Publication: North Caucasus Weekly Volume: 2 Issue: 41

During the first week of November, Sergei Yastrzhembsky, Putin’s chief spokesman for issues relating to Chechnya, was in New York City where, together with officials of the Russian Ministry of Culture, he received from a leading Russian emigre, Aleksei Shcherbatov, several letters that had been written by Imam Shamil (1797-1871), a great Muslim Avar leader of the 19th century Caucasus War, who had surrendered to Prince Aleksandr Baratynsky, from whom Shcherbatov is descended, and had then been kept in what has been described as a “gilded captivity.” The letters had been taken out of Russia before the First World War. Noting that Yastrzhembsky is “a figure purely political in his status,” the pro-Putin web-site Strana.ru observed: “The gift is no accident.
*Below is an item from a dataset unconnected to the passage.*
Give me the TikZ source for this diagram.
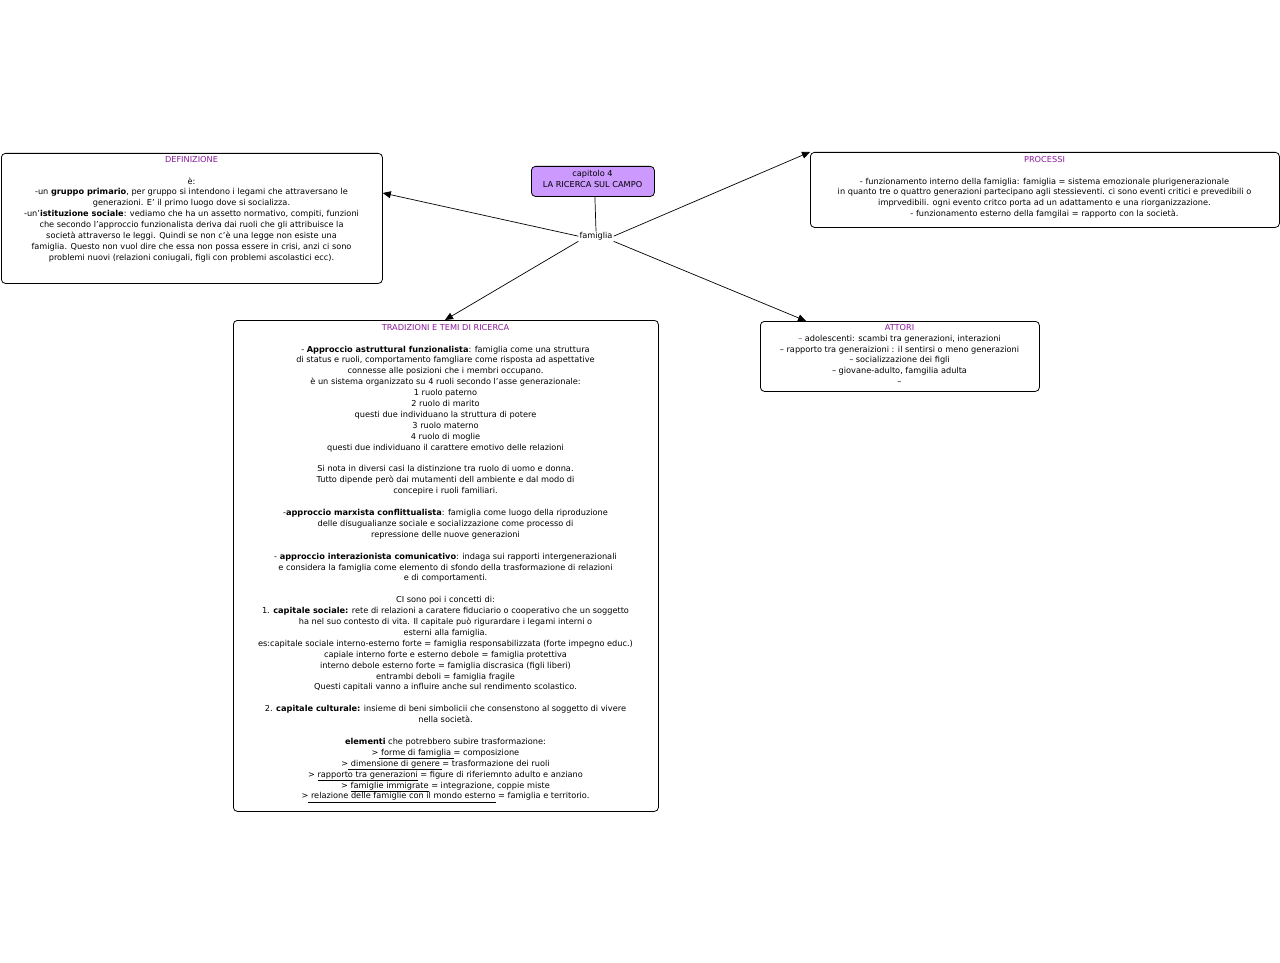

The recent events in the North Caucasus have given the image of Imam Shamil a highly actual political context…. It is clear that this represents a more than transparent invitation to the present pretender to be Shamil’s heir–‘the president of Ichkeria,’ Aslan Maskhadov–to repeat the path earlier taken by his great countryman” (Strana.ru, November 6).